- **Aim of the exercise**:
Quote, line for line, the entries from the first through the one containing "import plotly.graph_objects as go". Pictures are left out.

- **Data for this task**:
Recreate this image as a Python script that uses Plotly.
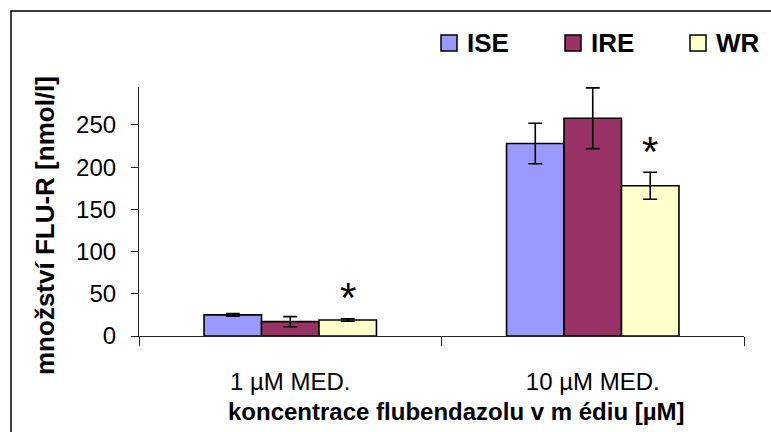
import plotly.graph_objects as go

# Data
categories = ["1 µM MED.", "10 µM MED."]
series_names = ["ISE", "IRE", "WR"]
ise_values = [25, 228]
ire_values = [17, 258]
wr_values = [19, 178]
ise_err = [1.5, 24]
ire_err = [6, 36]
wr_err = [1.5, 16]
significant_wr = [True, True]

y_ticks = [0, 50, 100, 150, 200, 250]

colors = ["#9999FF", "#993366", "#FFFFCC"]
FONT = "Liberation Sans, Arial, sans-serif"

W, H = 771, 432
L, R, T, B = 139, 27, 87, 96
PW, PH = W - L - R, H - T - B
BARGAP = 0.43


def px_to_paper(x, y):
    return (x - L) / PW, (H - B - y) / PH


fig = go.Figure()
for name, vals, errs, col in zip(series_names,
                                 [ise_values, ire_values, wr_values],
                                 [ise_err, ire_err, wr_err], colors):
    fig.add_trace(go.Bar(
        x=categories, y=vals, name=name,
        marker=dict(color=col, line=dict(color="black", width=1.6)),
        error_y=dict(type="data", array=errs, visible=True,
                     color="black", thickness=1.6, width=7),
        showlegend=False,
    ))

shapes = []
annotations = []

# outer frame
fx0, fy0 = px_to_paper(11, 11)
fx1, fy1 = px_to_paper(W + 20, H + 20)
shapes.append(dict(type="rect", xref="paper", yref="paper",
                   x0=fx0, y0=fy1, x1=fx1, y1=fy0,
                   line=dict(color="black", width=1.5), fillcolor="rgba(0,0,0,0)"))

# legend drawn as swatches + labels
legend_x = [441, 565, 690]
for name, col, lx in zip(series_names, colors, legend_x):
    bx0, by0 = px_to_paper(lx, 35)
    bx1, by1 = px_to_paper(lx + 16, 51)
    shapes.append(dict(type="rect", xref="paper", yref="paper",
                       x0=bx0, x1=bx1, y0=by1, y1=by0,
                       line=dict(color="black", width=1.5), fillcolor=col))
    tx, ty = px_to_paper(lx + 24, 43)
    annotations.append(dict(x=tx, y=ty, xref="paper", yref="paper",
                            text=f"<b>{name}</b>", showarrow=False,
                            xanchor="left", yanchor="middle",
                            font=dict(family=FONT, size=26, color="black")))

# significance markers above WR bars
wr_offset = (1 - BARGAP) / 3
for i, (v, e, sig) in enumerate(zip(wr_values, wr_err, significant_wr)):
    if sig:
        annotations.append(dict(x=i + wr_offset, y=v + e + 25, xref="x", yref="y",
                                text="*", showarrow=False, yanchor="middle",
                                font=dict(family=FONT, size=42, color="black")))

# axis titles
yx, yy = px_to_paper(45, 226)
annotations.append(dict(x=yx, y=yy, xref="paper", yref="paper",
                        text="<b>množství FLU-R [nmol/l]</b>", textangle=-90,
                        showarrow=False, xanchor="center", yanchor="middle",
                        font=dict(family=FONT, size=26, color="black")))
xx, xy = px_to_paper(456, 411)
annotations.append(dict(x=xx, y=xy, xref="paper", yref="paper",
                        text="<b>koncentrace flubendazolu v m édiu [µM]</b>",
                        showarrow=False, xanchor="center", yanchor="middle",
                        font=dict(family=FONT, size=24, color="black")))

fig.update_layout(
    width=W, height=H,
    margin=dict(l=L, r=R, t=T, b=B, pad=0),
    paper_bgcolor="white", plot_bgcolor="white",
    barmode="group", bargap=BARGAP, bargroupgap=0,
    font=dict(family=FONT, size=24, color="black"),
    shapes=shapes, annotations=annotations,
    xaxis=dict(type="category", range=[-0.5, 1.5], showline=True,
               linecolor="#222", linewidth=1.2, ticks="outside",
               tickson="boundaries", ticklen=9, tickcolor="#222",
               tickwidth=1.2, showgrid=False, zeroline=False,
               ticklabelstandoff=24,
               tickfont=dict(family=FONT, size=24, color="black")),
    yaxis=dict(range=[0, 295], tickvals=y_ticks, showline=True,
               linecolor="#222", linewidth=1.2, ticks="outside",
               ticklen=7, tickcolor="#222", tickwidth=1.2,
               showgrid=False, zeroline=False, ticklabelstandoff=10,
               tickfont=dict(family=FONT, size=24, color="black")),
)

fig.write_html("out.html")
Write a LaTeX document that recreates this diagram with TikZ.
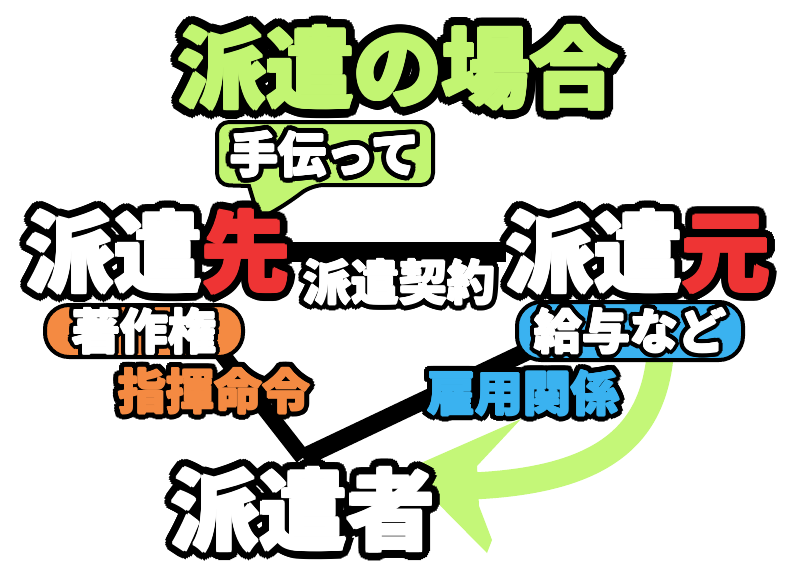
\documentclass[tikz,border=0pt]{standalone}
\usepackage{fontspec}
\newfontfamily\jp{Noto Sans CJK JP}
\usetikzlibrary{calc}
\definecolor{tgreen}{RGB}{194,245,114}
\definecolor{agreen}{RGB}{196,247,120}
\definecolor{tred}{RGB}{238,52,52}
\definecolor{torange}{RGB}{244,138,66}
\definecolor{tblue}{RGB}{58,178,240}
\pgfdeclarelayer{bg}
\pgfdeclarelayer{paper}
\pgfsetlayers{paper,bg,main}
\newcommand\hcplain[2]{#2}
\newcommand\hc[2]{\textcolor{#1}{#2}}
% name, position, style, outer radius, inner radius, bolden radius, colour, text
\newcommand\olt[8]{%
  \begin{scope}[shift={(#2)}]
  \foreach \a in {0,15,...,345}{%
    \node[#3,text=black,xshift={#4*cos(\a)*1pt},yshift={#4*sin(\a)*1pt}] at (0,0) {\let\hc\hcplain#8};
    \node[#3,text=black,xshift={#5*cos(\a)*1pt},yshift={#5*sin(\a)*1pt}] at (0,0) {\let\hc\hcplain#8};
  }%
  \foreach \a in {0,45,...,315}{%
    \node[#3,text=#7,xshift={#6*cos(\a)*1pt},yshift={#6*sin(\a)*1pt}] at (0,0) {#8};
  }%
  \end{scope}
  \node[#3,text=#7] (#1) at (#2) {#8};
}
\tikzset{
  tbig/.style={font=\jp\bfseries\fontsize{88}{92}\selectfont, inner sep=0pt},
  tmid/.style={font=\jp\bfseries\fontsize{48}{52}\selectfont, inner sep=0pt},
  pill/.style={draw=black, line width=4pt, rounded corners=24pt},
}
\begin{document}
\begin{tikzpicture}[x=1pt,y=-1pt]
\begin{pgfonlayer}{paper}
\fill[white] (0,0) rectangle (800,571);
\end{pgfonlayer}
\useasboundingbox (0,0) rectangle (800,571);
% texts
\olt{title}{398,68}{tbig}{10}{5}{1.5}{tgreen}{派遣の場合}
\olt{tetsu}{325,154}{tmid}{6}{3}{1}{white}{手伝って}
\olt{saki}{158,252}{tbig}{9}{4.5}{1.5}{white}{派遣\hc{tred}{先}}
\olt{moto}{638,252}{tbig}{9}{4.5}{1.5}{white}{派遣\hc{tred}{元}}
\olt{keiyaku}{399,282}{tmid}{6}{3}{1}{white}{派遣契約}
\node[pill, fill=torange, minimum width=198pt, minimum height=52pt] (kbox) at (144,331) {};
\olt{kt}{144,331}{tmid}{5}{2.5}{1}{white}{著作権}
\node[pill, fill=tblue, minimum width=226pt, minimum height=58pt] (qbox) at (630,331) {};
\olt{qt}{630,331}{tmid}{5}{2.5}{1}{white}{給与など}
\olt{shiki}{214,391}{tmid}{6}{3}{1}{torange}{指揮命令}
\olt{koyo}{523,393}{tmid}{6}{3}{1}{tblue}{雇用関係}
\olt{hs}{303,510}{tbig}{9}{4.5}{1.5}{white}{派遣者}
\begin{pgfonlayer}{bg}
  % speech bubble
  \filldraw[fill=tgreen, line width=4pt, rounded corners=12pt]
    (217,122) -- (433,122) -- (433,185) -- (312,185) [sharp corners]
    .. controls (292,200) and (278,210) .. (259,219) -- (249,186)
    [rounded corners=12pt] -- (217,185) -- cycle;
  % contract bar
  \draw[line width=20pt] (saki.east) -- (moto.west);
  % lines to the worker
  \coordinate (vj) at ($(hs.north)+(0,-10)$);
  \draw[line width=16pt] ($(kbox.south)+(78,-5)$) -- (vj);
  \draw[line width=18pt] ($(qbox.south west)+(15,-12)$) -- (vj);
  % green arrow
  \coordinate (atip) at (405,470);
  \fill[agreen] (521,419) -- (477,466) -- (479,506) -- (492,540) -- (487,553) -- (atip) -- cycle;
  \draw[agreen, line width=27pt] ($(qbox.south)+(30,-5)$) .. controls (652,430) and (610,480) .. (472,486);
\end{pgfonlayer}
\end{tikzpicture}
\end{document}
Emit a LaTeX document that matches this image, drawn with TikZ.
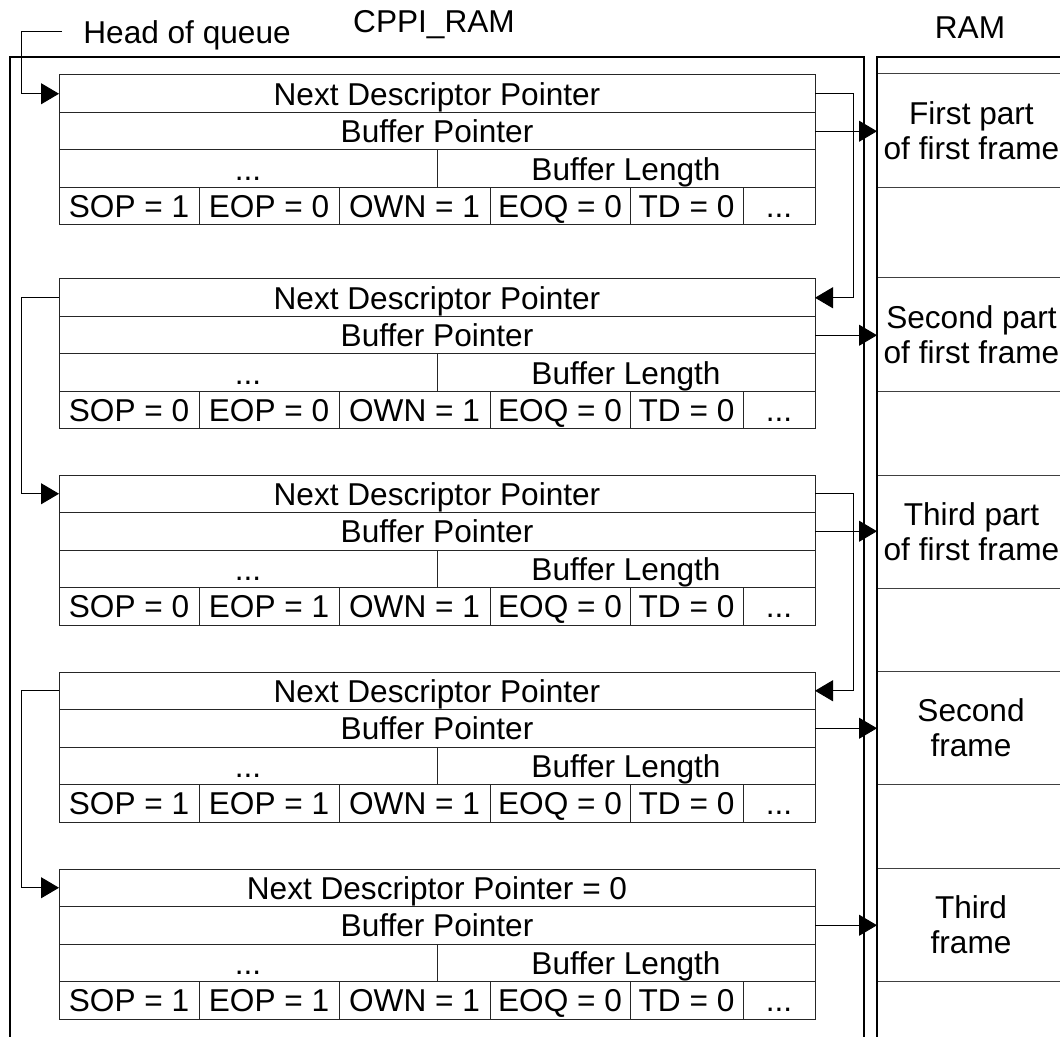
\documentclass[tikz,border=0pt]{standalone}
\usepackage{fontspec}
\setmainfont{Liberation Sans}
\usepackage{tikz}
\usetikzlibrary{arrows.meta,positioning}

\begin{document}
\begin{tikzpicture}[
		x=0.5pt, y=-0.5pt,
		font=\fontsize{15.8}{17.5}\selectfont,
		>={Triangle[length=9pt,width=10.5pt]},
		cell/.style={draw=black!85, line width=0.5pt, outer sep=0pt, inner sep=2pt, minimum height=18.75pt, text height=11.3pt, text depth=0pt},
		region/.style={draw=black!75, line width=0.5pt, outer sep=0pt, anchor=north west, minimum width=94pt, minimum height=56.75pt, align=center},
		wall/.style={draw, line width=1.25pt, outer sep=0pt, anchor=north west, minimum height=510pt},
		lbl/.style={inner sep=0pt},
		flow/.style={->, line width=0.5pt}
		]
		\clip (0,0) rectangle (1060,1037);
		
		\foreach \i/\top/\ndp/\sop/\eop in {1/75/{Next Descriptor Pointer}/1/0, 2/279/{Next Descriptor Pointer}/0/0, 3/475/{Next Descriptor Pointer}/0/1, 4/672/{Next Descriptor Pointer}/1/1, 5/869/{Next Descriptor Pointer = 0}/1/1}{
			\node[cell, minimum width=378pt, anchor=north west] (d\i-ndp) at (59,\top) {\ndp};
			\node[cell, minimum width=378pt, below=0pt of d\i-ndp] (d\i-bp) {Buffer Pointer};
			\node[cell, minimum width=189pt, anchor=north west] (d\i-dots) at (d\i-bp.south west) {...};
			\node[cell, minimum width=189pt, right=0pt of d\i-dots] (d\i-len) {Buffer Length};
			\node[cell, minimum width=70pt, anchor=north west] (d\i-sop) at (d\i-dots.south west) {SOP = \sop};
			\node[cell, minimum width=70pt, right=0pt of d\i-sop] (d\i-eop) {EOP = \eop};
			\node[cell, minimum width=75.5pt, right=0pt of d\i-eop] (d\i-own) {OWN = 1};
			\node[cell, minimum width=70pt, right=0pt of d\i-own] (d\i-eoq) {EOQ = 0};
			\node[cell, minimum width=56.5pt, right=0pt of d\i-eoq] (d\i-td) {TD = 0};
			\node[cell, minimum width=36pt, right=0pt of d\i-td] (d\i-more) {...};
		}
		
		\foreach \j/\top/\txt in {1/74/{First part\\of first frame}, 2/278/{Second part\\of first frame}, 3/475/{Third part\\of first frame}, 4/671/{Second\\frame}, 5/868/{Third\\frame}}{
			\node[region] (ram\j) at (877,\top) {\txt};
		}
		
		\node[wall, minimum width=427pt] (cppi) at (10,57) {};
		\node[wall, minimum width=120pt] (ram) at (877,57) {};
		
		\node[lbl, anchor=base] (cppilbl) at (434,33) {CPPI\_RAM};
		\node[lbl, anchor=base] (ramlbl) at (970,39) {RAM};
		\node[lbl, anchor=base west] (hq) at (83,44) {Head of queue};
		\coordinate (hqstart) at (62,32);
		
		\draw[flow] (hqstart) -- ++(-41,0) |- (d1-ndp.west);
		\draw[flow] (d1-ndp.east) -- ++(38,0) |- (d2-ndp.east);
		\draw[flow] (d2-ndp.west) -- ++(-38,0) |- (d3-ndp.west);
		\draw[flow] (d3-ndp.east) -- ++(38,0) |- (d4-ndp.east);
		\draw[flow] (d4-ndp.west) -- ++(-38,0) |- (d5-ndp.west);
		
		\draw[flow] (d1-bp.east) -- (d1-bp.east -| ram1.west);
		\draw[flow] (d2-bp.east) -- (d2-bp.east -| ram2.west);
		\draw[flow] (d3-bp.east) -- (d3-bp.east -| ram3.west);
		\draw[flow] (d4-bp.east) -- (d4-bp.east -| ram4.west);
		\draw[flow] (d5-bp.east) -- (d5-bp.east -| ram5.west);
	\end{tikzpicture}
\end{document}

- **Response below**:
Recreate this image as a Python script that uses Plotly.
import plotly.graph_objects as go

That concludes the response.